From the Nordic experimental scene, Fågelle embodies a raw collision between lyricism and sound outburst. His music blends folkloric passages, orchestral sound walls, electronic disturbances and primal voices.
After two critically acclaimed albums— Helvetesdagar ("Days of Hell", 2019) and Den svenska vlanger ("Swedish Fury", 2023) — Fågelle returns today with an ambitious new project, deeply rooted in his native region of Halland, in the southwest of Sweden. The album Bränn min jord ("Brûle ma terre") marks a geographical and artistic shift: an attentive listening to the forests and villages that have shaped it. Far from any nostalgia, it is a reappropriation of space and memory, transforming abandoned places into territories of creation.

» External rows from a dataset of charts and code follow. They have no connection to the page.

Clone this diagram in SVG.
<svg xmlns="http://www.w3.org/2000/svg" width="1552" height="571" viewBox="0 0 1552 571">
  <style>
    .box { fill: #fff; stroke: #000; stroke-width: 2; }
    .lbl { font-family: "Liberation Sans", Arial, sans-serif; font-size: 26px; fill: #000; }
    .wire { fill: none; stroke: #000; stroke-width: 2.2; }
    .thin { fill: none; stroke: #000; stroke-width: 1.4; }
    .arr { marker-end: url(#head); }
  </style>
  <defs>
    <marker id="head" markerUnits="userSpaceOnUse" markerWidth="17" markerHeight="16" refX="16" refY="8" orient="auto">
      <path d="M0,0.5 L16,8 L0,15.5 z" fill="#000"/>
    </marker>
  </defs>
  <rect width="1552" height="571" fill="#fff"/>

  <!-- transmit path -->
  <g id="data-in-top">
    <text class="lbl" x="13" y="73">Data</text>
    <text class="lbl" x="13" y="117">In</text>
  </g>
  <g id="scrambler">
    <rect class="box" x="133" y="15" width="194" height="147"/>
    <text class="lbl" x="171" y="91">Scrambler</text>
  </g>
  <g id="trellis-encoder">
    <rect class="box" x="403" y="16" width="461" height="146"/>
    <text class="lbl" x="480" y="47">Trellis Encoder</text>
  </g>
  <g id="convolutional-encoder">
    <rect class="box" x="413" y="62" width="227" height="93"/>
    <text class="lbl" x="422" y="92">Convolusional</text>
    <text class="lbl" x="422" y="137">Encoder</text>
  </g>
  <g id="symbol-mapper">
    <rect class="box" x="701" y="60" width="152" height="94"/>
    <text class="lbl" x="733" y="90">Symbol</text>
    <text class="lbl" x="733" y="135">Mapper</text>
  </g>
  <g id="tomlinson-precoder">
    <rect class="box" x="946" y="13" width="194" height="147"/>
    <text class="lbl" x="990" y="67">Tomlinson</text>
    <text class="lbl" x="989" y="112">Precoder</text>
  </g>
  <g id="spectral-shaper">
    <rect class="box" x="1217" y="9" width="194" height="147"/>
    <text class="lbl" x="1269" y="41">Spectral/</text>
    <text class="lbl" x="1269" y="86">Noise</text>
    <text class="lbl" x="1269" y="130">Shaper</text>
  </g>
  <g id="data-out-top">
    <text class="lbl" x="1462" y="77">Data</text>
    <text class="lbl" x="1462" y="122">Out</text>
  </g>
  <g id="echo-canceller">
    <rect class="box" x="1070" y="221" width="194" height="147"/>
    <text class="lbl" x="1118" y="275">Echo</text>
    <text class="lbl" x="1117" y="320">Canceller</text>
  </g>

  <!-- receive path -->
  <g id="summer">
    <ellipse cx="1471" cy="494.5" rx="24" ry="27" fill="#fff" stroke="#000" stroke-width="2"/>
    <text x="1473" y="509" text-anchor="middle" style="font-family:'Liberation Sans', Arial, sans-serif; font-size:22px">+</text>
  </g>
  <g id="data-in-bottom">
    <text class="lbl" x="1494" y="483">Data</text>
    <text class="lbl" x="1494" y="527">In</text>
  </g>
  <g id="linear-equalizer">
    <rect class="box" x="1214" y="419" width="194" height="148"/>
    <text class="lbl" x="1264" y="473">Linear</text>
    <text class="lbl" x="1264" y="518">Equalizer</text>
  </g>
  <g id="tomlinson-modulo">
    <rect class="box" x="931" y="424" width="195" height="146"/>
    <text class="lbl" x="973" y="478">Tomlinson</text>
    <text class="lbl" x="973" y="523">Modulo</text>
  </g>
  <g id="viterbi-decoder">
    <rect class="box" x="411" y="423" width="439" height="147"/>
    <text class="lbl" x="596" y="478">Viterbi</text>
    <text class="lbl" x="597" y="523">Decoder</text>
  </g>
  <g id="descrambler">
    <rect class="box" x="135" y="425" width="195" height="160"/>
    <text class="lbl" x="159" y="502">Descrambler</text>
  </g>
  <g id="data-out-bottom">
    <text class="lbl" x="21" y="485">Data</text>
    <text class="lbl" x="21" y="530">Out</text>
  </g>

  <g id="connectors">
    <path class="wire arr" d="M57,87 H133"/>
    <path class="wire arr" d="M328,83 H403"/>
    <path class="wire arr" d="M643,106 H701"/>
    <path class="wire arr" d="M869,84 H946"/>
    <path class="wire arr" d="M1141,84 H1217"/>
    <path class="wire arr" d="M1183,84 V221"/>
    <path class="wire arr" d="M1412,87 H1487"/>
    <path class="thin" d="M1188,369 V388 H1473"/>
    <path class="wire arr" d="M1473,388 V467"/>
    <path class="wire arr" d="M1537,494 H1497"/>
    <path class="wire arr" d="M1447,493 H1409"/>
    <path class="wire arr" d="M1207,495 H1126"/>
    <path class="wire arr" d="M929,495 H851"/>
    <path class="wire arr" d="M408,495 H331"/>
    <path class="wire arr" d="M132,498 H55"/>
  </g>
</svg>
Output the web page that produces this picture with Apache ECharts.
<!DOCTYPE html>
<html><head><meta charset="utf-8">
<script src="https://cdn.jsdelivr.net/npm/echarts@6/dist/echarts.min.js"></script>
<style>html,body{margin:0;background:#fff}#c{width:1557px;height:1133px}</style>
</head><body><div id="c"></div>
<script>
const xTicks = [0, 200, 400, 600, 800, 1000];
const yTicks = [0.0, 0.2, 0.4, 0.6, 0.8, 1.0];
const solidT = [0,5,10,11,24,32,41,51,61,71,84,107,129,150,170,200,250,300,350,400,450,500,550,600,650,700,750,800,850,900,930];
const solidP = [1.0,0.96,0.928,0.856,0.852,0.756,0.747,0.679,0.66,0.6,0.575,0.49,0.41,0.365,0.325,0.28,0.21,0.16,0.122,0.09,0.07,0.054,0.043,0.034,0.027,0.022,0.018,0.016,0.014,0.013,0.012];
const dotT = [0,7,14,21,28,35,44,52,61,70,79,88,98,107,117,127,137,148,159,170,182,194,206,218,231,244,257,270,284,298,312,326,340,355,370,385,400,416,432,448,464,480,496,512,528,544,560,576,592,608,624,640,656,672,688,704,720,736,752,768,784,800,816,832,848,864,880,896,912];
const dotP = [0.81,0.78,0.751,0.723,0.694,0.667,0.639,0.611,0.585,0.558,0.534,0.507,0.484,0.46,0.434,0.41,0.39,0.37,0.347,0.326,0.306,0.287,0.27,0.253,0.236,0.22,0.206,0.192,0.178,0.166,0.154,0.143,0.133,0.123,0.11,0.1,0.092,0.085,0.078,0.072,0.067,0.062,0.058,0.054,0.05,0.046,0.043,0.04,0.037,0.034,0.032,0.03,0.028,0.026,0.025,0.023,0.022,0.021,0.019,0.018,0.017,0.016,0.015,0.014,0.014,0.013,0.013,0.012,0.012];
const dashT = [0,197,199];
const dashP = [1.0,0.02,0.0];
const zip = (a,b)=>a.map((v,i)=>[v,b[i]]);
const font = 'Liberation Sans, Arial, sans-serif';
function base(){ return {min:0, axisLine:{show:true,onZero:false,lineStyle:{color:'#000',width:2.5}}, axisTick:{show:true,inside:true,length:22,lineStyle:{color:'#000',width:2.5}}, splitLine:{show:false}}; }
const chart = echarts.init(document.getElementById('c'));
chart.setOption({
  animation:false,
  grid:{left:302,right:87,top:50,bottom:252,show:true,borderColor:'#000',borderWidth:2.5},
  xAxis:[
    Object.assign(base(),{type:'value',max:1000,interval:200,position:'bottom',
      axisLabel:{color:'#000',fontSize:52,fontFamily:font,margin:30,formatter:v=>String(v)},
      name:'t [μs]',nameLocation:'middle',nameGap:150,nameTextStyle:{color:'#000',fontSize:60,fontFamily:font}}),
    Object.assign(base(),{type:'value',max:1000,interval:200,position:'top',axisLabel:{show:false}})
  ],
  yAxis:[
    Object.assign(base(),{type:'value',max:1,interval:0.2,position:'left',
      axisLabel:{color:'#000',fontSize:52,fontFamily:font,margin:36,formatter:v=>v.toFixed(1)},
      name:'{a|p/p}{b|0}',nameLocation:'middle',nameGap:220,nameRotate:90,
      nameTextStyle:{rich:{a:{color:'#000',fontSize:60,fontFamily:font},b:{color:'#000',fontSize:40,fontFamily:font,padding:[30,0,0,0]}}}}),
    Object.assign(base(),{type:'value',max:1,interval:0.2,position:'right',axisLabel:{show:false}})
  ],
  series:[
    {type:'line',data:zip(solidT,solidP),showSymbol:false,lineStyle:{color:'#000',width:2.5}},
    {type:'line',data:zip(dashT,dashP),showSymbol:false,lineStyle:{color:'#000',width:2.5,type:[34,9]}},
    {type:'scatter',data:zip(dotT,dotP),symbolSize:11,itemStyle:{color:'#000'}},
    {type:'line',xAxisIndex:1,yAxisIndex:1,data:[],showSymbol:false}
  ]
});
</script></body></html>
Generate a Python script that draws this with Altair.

On the sound level, the album is characterized by a dark, textured and immersive atmosphere – saturated guitars, brass, in situ sounds and raw voices. Both atmospheric and organic, it oscillates between light and darkness, desolation and tenderness. By integrating musicians, dancers and local life into the recordings, Fågelle reinvents the way music can depict and transform a landscape, creating a bridge between popular tradition and contemporary sound art. But the album goes beyond its territory to ask universal questions: how do places shape us? How does memory fit into the earth? And how the return – even painful – can become a way to fully inhabit the world.
Fågelle has given many concerts across Europe, in festivals and iconic venues such as Roadburn, Way Out West, la Kantine du Berghain, Petit Bain, among others.